**Your objective:**
Leave the pictures out and quote every line from the start of the listing to the line with "plt.rcParams['mathtext.fontset'] = 'stix'", inclusive.

** BEGIN Extracted information **

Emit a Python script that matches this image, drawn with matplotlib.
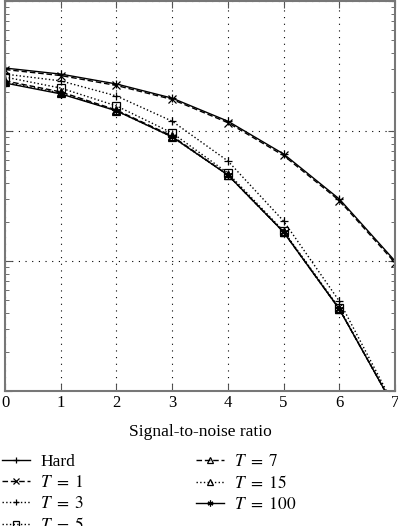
import numpy as np
import matplotlib
matplotlib.use("Agg")
import matplotlib.pyplot as plt
from matplotlib.ticker import LogLocator, NullFormatter

plt.rcParams['font.family'] = ['Liberation Serif', 'DejaVu Serif']
plt.rcParams['mathtext.fontset'] = 'stix'

## data
snr = [0, 1, 2, 3, 4, 5, 6, 7]
hard = [3.05e-2, 2.74e-2, 2.30e-2, 1.79e-2, 1.19e-2, 6.66e-3, 3.00e-3, 1.00e-3]
t1 = [2.97e-2, 2.67e-2, 2.24e-2, 1.75e-2, 1.16e-2, 6.48e-3, 2.92e-3, 9.7e-4]
t3 = [2.74e-2, 2.43e-2, 1.86e-2, 1.19e-2, 5.88e-3, 2.03e-3, 4.92e-4, 7.5e-5]
t5 = [2.60e-2, 2.14e-2, 1.56e-2, 9.66e-3, 4.75e-3, 1.70e-3, 4.35e-4, 7.3e-5]
t7 = [2.43e-2, 2.00e-2, 1.45e-2, 9.15e-3, 4.59e-3, 1.67e-3, 4.27e-4, 7.3e-5]
t15 = [2.38e-2, 1.96e-2, 1.43e-2, 9.00e-3, 4.59e-3, 1.67e-3, 4.27e-4, 7.3e-5]
t100 = [2.34e-2, 1.93e-2, 1.43e-2, 9.00e-3, 4.59e-3, 1.67e-3, 4.27e-4, 7.3e-5]

labels = ['Hard', r'$T\ =\ 1$', r'$T\ =\ 3$', r'$T\ =\ 5$',
          r'$T\ =\ 7$', r'$T\ =\ 15$', r'$T\ =\ 100$']

fig = plt.figure(figsize=(3.98, 5.26), dpi=100)
ax = fig.add_axes([5 / 398, 1 - 391 / 526, 390 / 398, 390 / 526])

kw = dict(color='k', lw=1.0, ms=6, mew=0.9, mfc='none')
ax.plot(snr, hard, ls='-', marker='+', label=labels[0], **kw)
ax.plot(snr, t1, ls=(0, (4, 2)), marker='x', label=labels[1], **kw)
ax.plot(snr, t3, ls=':', marker='+', label=labels[2], **kw)
ax.plot(snr, t5, ls=':', marker='s', label=labels[3], **kw)
ax.plot(snr, t7, ls=(0, (4, 2)), marker='^', label=labels[4], **kw)
ax.plot(snr, t15, ls=':', marker='^', label=labels[5], **kw)
ax.plot(snr, t100, ls='-', marker=(6, 2, 0), label=labels[6], **kw)

ax.set_yscale('log')
ax.set_ylim(1e-4, 1e-1)
ax.set_xlim(0, 7)
ax.set_xticks(snr)
ax.yaxis.set_major_locator(LogLocator(base=10, numticks=10))
ax.yaxis.set_minor_locator(LogLocator(base=10, subs=np.arange(2, 10), numticks=20))
ax.yaxis.set_major_formatter(NullFormatter())
ax.yaxis.set_minor_formatter(NullFormatter())
ax.grid(True, which='major', ls=(0, (1, 5)), color='k', lw=0.8)

ax.tick_params(which='both', direction='in', top=True, right=True, color='#555555')
ax.tick_params(which='major', length=5, labelsize=12, pad=3)
ax.tick_params(which='minor', length=3)
for s in ax.spines.values():
    s.set_color('#777777')
    s.set_linewidth(1.5)

ax.set_xlabel('Signal-to-noise ratio', fontsize=12.5, labelpad=9)

fig.legend(loc='upper left', bbox_to_anchor=(0.005, 1 - 454 / 526), ncol=2,
           frameon=False, fontsize=12.5, handlelength=1.6, handletextpad=0.6,
           markerscale=0.7, columnspacing=6.4, labelspacing=0.28,
           borderpad=0, borderaxespad=0)

fig.savefig('out.png', dpi=100)
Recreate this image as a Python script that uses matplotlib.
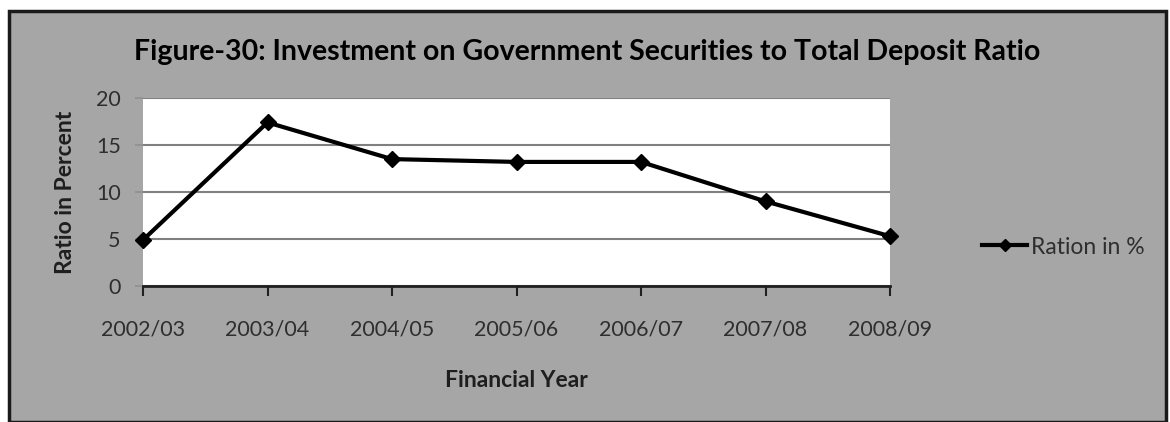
import matplotlib.pyplot as plt
from matplotlib.patches import Rectangle
from matplotlib.lines import Line2D

years = ['2002/03', '2003/04', '2004/05', '2005/06', '2006/07', '2007/08', '2008/09']
ratio = [4.9, 17.4, 13.5, 13.2, 13.2, 9.0, 5.3]

plt.rcParams['font.family'] = ['Lato', 'DejaVu Sans']

fig = plt.figure(figsize=(11.7, 4.22), dpi=100)
fig.patch.set_facecolor('white')

# grey chart area with a dark frame
fig.patches.append(Rectangle((9 / 1170, 0.5 / 422), 1157 / 1170, 411 / 422,
                             transform=fig.transFigure, facecolor='#a6a6a6',
                             edgecolor='#1a1a1a', linewidth=2.5, zorder=-5))

ax = fig.add_axes([143 / 1170, 136 / 422, 747 / 1170, 188 / 422])
ax.set_facecolor('white')

x = range(len(years))
ax.plot(x, ratio, color='black', linewidth=3, marker='D', markersize=8,
        label='Ration in %', zorder=3, clip_on=False)

ax.set_xlim(0, len(years) - 1)
ax.set_ylim(0, 20)
ax.set_yticks([0, 5, 10, 15, 20])
ax.set_xticks(list(x))
ax.set_xticklabels(years)
ax.yaxis.grid(True, color='#808080', linewidth=1.5)
ax.set_axisbelow(True)

for side in ['top', 'right', 'left']:
    ax.spines[side].set_visible(False)
ax.spines['bottom'].set_color('#202020')
ax.spines['bottom'].set_linewidth(2)

ax.tick_params(axis='x', length=7, width=1.5, color='#202020', pad=17,
               labelsize=15.5, labelcolor='#2e2e2e')
ax.tick_params(axis='y', length=6, width=1.2, color='#909090', pad=10,
               labelsize=15.5, labelcolor='#2e2e2e')

ax.set_xlabel('Financial Year', fontsize=16.5, fontweight='bold', labelpad=22,
              color='#1e1e1e')
ax.set_ylabel('Ratio in Percent', fontsize=16.5, fontweight='bold', labelpad=14,
              color='#1e1e1e')

fig.text(587 / 1170, 1 - 52 / 422,
         'Figure-30: Investment on Government Securities to Total Deposit Ratio',
         ha='center', va='center', fontsize=20.5, fontweight='bold', color='black')

handle = Line2D([], [], color='black', linewidth=3, marker='D', markersize=6)
fig.legend([handle], ['Ration in %'], loc='center left',
           bbox_to_anchor=(961 / 1170, 1 - 247 / 422), frameon=False,
           fontsize=16.5, handlelength=2.0, handletextpad=0.15,
           labelcolor='#2e2e2e')

fig.savefig('out.png', dpi=100)
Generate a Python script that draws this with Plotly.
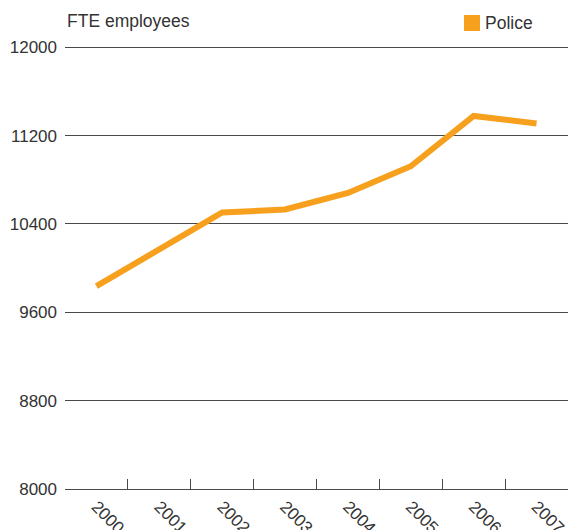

** END Extracted information **

**Answer:**
Emit a Python script that matches this image, drawn with matplotlib.
import numpy as np
import matplotlib
matplotlib.use("Agg")
import matplotlib.pyplot as plt
from matplotlib.ticker import LogLocator, NullFormatter

plt.rcParams['font.family'] = ['Liberation Serif', 'DejaVu Serif']
plt.rcParams['mathtext.fontset'] = 'stix'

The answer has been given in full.